Asean needs to engage more closely with the group’s newest member in order to combat amphetamine production and distribution in Shan state and along the Thai border
Following the recent seizure of 3.3 million methamphetamine pills with an estimated value of Bt1 billion in Nakhon Pathom’s Buddha Monthon district, deputy prime minister Chalerm Yoobamrung has pointed the finger at Myanmar and Vietnam for the massive flow of illicit drugs into Thailand. Chalerm is the man charged with fighting the scourge of drug trafficking in this country.
Despite the large hauls of meth – known locally as yaa baa – that have been seized by Thai police lately, the drug problem seems to be continuing unabated. The issue has been a major concern to the Asean regional grouping, which at its meeting in Bangkok a few weeks ago proposed a drug-free Southeast Asia by 2015.
Representing Thailand at the meeting, Chalerm asserted that this goal depended on other countries asserting that both Myanmar and Vietnamese authorities must do more to resolve the narcotics problem in the region.
There’s no denying that the drug problem won’t go away without Myanmar taking urgent action, because drug production predominates in the Wa region of Shan State.
Systematic drug production is alive and well in Wa areas concentrated in the northeast of the state. This has gone on for decades with the protection of the United Wa State Army (UWSA), whose drug barons control both territory and drugs. The UWSA has been called Asia’s largest and most dangerous drug cartel, and the group continues to make massive profits from trafficking.
Poppy cultivation in the region involves mostly female farmers. They are ordered to grow poppies by the Wa authorities, who in turn collect taxes from distributors. Researchers report that drug production in the Wa areas has attracted buyers from neighbouring countries including Thailand. They meet growers and producers at a UWSA-controlled marketplace, where the best-quality opium is available. The business is conducted in an atmosphere that could be mistaken for a tea-auction house.
Many of the illicit drugs flowing into Thailand originate in the Wa areas. The town of Tachilek, opposite Thailand’s Mae Sai district in Chiang Rai, is the main drug-smuggling channel. Other trafficking routes straddle the porous border between our countries. Rivers along the frontier in northern Thailand are now patrolled heavily as part of the government’s tougher measures to crack down on trafficking.

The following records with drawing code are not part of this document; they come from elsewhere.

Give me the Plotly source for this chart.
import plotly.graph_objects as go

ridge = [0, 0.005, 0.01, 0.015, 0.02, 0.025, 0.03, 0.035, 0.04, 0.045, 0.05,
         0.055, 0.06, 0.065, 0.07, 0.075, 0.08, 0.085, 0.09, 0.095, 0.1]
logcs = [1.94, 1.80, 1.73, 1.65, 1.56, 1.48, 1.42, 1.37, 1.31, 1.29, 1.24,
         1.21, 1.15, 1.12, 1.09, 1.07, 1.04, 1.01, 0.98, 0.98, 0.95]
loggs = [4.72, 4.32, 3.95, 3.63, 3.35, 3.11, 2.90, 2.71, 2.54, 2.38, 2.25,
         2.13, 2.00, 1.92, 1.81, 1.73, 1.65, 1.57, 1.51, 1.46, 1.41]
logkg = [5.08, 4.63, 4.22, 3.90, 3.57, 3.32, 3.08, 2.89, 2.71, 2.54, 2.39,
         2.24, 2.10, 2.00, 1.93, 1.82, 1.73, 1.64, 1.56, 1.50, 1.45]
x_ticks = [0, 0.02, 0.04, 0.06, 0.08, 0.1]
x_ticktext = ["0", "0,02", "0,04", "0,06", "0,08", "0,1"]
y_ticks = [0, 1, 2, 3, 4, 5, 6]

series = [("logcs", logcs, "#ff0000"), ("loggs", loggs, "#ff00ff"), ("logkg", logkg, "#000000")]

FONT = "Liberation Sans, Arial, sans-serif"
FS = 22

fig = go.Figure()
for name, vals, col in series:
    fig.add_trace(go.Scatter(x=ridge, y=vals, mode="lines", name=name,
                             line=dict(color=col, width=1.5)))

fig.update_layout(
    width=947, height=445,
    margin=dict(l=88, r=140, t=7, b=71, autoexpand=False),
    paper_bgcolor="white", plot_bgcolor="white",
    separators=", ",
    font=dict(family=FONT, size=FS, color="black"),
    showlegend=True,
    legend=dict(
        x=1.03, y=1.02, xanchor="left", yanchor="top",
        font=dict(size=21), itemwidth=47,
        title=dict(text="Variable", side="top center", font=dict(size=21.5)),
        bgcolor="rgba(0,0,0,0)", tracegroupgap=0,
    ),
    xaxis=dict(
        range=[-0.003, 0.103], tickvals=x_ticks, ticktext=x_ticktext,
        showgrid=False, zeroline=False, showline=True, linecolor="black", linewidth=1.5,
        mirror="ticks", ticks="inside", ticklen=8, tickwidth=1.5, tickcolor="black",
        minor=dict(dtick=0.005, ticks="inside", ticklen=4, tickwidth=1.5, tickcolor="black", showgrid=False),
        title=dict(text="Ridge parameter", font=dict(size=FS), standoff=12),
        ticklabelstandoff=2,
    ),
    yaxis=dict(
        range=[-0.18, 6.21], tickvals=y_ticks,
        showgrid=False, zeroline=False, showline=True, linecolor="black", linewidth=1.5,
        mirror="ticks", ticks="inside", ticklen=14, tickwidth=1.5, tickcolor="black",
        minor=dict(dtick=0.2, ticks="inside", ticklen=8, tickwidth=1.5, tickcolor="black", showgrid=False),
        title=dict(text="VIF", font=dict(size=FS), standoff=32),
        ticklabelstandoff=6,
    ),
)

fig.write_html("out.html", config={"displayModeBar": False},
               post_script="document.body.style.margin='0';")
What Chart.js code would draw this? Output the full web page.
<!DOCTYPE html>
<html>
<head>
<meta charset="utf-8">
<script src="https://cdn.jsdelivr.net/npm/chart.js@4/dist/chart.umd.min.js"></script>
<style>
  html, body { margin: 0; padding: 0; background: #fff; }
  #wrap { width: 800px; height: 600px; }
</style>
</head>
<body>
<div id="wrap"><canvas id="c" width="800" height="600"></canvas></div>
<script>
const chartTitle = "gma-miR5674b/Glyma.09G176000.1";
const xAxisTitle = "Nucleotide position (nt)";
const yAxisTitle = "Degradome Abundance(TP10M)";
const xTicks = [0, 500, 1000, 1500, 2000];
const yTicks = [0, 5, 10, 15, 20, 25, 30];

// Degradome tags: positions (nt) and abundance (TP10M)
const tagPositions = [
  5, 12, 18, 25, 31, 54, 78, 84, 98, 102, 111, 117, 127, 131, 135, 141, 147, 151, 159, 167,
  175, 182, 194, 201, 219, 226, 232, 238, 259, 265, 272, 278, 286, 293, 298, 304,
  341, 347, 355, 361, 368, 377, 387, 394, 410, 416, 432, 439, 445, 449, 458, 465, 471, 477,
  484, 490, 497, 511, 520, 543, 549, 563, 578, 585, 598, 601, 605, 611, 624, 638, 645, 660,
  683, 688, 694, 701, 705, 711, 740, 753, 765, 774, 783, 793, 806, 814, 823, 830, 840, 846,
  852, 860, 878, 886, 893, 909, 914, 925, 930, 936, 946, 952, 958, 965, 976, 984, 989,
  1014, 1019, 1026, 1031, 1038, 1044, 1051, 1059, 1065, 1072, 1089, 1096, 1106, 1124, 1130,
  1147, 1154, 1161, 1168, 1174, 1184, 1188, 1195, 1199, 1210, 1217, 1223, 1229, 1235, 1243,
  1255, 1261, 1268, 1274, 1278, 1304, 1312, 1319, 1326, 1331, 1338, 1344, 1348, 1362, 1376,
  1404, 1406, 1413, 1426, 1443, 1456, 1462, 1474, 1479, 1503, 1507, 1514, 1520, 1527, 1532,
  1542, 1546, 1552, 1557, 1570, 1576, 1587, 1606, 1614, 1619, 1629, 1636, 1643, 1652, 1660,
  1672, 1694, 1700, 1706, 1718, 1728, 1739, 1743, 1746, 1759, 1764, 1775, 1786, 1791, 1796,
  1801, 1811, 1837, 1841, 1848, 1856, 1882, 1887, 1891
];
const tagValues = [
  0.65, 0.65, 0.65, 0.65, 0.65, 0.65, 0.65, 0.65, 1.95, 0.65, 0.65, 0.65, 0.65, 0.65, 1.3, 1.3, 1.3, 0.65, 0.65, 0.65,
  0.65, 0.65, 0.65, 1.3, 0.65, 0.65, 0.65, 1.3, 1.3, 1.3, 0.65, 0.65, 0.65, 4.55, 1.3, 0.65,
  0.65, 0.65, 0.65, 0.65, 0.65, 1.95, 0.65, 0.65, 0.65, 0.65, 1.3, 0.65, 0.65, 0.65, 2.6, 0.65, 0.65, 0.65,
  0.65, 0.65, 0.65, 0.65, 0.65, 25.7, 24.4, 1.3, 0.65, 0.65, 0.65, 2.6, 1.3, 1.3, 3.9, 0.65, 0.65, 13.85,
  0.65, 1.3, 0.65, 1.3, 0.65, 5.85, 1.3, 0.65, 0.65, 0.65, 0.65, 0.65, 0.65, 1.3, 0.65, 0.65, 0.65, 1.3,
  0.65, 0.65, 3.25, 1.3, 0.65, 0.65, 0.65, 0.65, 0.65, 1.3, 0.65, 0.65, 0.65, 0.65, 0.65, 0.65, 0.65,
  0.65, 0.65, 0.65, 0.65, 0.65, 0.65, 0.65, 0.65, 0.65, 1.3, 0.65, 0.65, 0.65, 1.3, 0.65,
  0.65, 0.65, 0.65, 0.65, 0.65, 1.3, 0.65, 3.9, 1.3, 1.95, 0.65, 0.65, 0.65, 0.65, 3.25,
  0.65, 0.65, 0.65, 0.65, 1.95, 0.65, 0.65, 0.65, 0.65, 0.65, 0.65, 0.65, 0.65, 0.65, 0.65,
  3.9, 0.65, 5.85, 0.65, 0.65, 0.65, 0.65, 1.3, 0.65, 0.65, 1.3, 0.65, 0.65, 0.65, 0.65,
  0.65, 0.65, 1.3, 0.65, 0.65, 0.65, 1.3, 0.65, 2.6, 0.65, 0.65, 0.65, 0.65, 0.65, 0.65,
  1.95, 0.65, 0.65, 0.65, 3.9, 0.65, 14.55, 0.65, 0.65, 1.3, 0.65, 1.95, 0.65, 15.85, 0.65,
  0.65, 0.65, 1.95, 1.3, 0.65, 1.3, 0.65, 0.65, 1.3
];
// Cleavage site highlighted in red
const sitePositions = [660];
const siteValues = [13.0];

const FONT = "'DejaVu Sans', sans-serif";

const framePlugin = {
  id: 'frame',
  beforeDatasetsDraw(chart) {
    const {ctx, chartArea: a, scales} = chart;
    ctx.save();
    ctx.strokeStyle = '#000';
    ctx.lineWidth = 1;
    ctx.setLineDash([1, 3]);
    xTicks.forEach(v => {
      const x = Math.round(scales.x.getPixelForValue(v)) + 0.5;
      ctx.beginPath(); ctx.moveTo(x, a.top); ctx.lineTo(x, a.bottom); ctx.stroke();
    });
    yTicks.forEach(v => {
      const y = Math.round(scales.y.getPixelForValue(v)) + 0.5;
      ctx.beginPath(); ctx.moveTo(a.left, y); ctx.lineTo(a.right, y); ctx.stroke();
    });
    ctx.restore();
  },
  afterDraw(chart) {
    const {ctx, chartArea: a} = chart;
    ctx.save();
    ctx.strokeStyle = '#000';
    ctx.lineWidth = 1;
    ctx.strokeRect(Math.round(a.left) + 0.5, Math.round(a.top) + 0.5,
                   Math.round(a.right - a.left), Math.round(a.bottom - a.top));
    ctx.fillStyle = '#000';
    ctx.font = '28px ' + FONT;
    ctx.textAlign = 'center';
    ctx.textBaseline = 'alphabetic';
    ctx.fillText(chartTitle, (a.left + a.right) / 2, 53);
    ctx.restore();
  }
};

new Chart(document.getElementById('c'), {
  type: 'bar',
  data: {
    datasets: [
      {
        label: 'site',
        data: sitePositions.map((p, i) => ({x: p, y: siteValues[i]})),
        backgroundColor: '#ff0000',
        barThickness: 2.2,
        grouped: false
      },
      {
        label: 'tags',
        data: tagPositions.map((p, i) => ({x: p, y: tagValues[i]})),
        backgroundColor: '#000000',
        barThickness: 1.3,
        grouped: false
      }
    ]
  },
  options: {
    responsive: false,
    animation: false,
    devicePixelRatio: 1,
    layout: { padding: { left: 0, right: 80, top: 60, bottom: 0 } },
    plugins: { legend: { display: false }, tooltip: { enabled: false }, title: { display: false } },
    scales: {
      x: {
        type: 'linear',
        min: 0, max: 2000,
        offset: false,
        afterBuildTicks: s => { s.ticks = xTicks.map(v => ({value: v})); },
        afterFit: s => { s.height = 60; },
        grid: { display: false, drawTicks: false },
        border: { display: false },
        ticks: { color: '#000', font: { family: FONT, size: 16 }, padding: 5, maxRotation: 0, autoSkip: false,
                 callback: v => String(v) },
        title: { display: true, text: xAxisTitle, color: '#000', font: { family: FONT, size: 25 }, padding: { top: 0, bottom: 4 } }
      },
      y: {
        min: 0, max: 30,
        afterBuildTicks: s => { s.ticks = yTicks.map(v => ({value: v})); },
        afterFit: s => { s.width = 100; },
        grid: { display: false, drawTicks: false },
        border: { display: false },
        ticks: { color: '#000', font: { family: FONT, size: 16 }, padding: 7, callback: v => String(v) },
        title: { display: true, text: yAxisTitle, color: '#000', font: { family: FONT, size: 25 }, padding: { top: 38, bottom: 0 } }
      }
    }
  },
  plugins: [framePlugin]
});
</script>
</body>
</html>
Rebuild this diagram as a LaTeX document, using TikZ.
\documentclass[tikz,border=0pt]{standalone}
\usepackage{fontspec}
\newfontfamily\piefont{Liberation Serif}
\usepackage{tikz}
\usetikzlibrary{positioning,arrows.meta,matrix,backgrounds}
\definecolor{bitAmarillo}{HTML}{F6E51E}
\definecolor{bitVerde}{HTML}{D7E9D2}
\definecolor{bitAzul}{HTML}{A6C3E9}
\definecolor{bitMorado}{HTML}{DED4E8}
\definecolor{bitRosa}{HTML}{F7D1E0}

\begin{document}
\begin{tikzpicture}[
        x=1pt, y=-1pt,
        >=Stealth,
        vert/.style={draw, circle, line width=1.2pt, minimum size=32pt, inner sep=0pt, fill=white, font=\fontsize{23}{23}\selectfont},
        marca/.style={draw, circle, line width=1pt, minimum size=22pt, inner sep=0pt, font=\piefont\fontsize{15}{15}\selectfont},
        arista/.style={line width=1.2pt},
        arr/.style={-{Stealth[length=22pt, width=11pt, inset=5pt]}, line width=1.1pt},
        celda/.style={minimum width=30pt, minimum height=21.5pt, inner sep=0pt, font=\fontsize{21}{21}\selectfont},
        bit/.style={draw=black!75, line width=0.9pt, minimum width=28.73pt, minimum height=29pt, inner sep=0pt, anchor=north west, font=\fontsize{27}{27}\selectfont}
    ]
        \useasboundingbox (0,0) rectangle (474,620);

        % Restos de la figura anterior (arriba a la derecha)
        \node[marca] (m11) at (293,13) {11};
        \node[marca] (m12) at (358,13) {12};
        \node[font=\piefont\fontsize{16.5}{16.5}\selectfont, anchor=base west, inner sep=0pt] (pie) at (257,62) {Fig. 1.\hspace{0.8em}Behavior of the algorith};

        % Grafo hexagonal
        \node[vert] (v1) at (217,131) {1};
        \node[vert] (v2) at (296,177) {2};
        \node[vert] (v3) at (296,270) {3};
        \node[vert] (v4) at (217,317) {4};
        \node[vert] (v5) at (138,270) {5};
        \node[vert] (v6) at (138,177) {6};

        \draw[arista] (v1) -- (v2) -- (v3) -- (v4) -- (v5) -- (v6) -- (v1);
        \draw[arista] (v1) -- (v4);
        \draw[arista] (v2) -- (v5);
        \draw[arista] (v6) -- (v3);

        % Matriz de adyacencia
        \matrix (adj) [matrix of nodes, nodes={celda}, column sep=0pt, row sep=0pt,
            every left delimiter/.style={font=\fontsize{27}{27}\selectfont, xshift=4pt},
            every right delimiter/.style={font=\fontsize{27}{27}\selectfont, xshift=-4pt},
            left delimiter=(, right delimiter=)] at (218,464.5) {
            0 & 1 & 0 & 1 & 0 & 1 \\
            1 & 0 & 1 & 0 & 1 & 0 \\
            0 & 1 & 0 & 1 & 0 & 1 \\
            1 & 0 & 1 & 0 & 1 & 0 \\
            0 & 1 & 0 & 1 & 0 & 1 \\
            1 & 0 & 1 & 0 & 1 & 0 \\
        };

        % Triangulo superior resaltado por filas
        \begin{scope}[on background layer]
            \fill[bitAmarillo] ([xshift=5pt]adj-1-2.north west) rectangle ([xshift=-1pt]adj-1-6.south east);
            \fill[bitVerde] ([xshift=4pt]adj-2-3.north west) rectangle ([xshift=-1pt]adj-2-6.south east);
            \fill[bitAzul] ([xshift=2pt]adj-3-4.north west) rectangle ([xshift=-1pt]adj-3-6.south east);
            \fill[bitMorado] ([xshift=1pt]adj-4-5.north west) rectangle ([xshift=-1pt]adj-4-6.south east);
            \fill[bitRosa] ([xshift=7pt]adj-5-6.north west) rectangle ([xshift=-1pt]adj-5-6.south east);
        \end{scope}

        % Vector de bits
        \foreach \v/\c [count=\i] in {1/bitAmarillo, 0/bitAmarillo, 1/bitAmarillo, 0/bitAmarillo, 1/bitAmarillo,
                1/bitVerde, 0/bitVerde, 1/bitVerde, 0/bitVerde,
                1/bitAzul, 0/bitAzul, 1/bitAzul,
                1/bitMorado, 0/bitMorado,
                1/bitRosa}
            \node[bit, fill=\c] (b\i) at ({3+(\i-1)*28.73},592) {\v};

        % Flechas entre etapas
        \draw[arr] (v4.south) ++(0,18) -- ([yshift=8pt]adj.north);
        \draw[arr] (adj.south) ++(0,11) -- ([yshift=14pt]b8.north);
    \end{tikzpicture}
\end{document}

Over the years, due to periodic clampdowns by the Thai authorities, the base for the production of the precursor chemicals such as pseudoephedrine – used to make methamphetamine – has relocated to Vietnam.
It’s true that it’s difficult to reduce, let alone wipe out, the drug problem. But to tackle the issue more efficiently, Asean member-countries need to talk to Myanmar more consistently, and on a range of issues, not just about its democratic aspirations. The drug problem in areas under the control of ethnic groups should be one of the priority concerns. It’s important that we work together to reduce the severity of the problem.
It seems these days that police seizures of yaa baa and other speed pills are a daily occurrence. The momentum of the narcotics-suppression policy must be sustained continuously and consistently for longer periods, regardless of Cabinet reshuffles or changes of government.
Without closer ties among the Asean partners, it will be impossible to carry out an effective policy across the Asean community. It’s time to pool resources and technology in order to stem the flow of illicit drugs. First and foremost, that effort begins with Myanmar. Asean members must make sure that the drug-trafficking issue is a priority at every Asean gathering, and that Myanmar is an integral part of the resolution of the problem.
We need more action, not rhetoric, from Asean leaders in putting an end to drug trafficking in the region.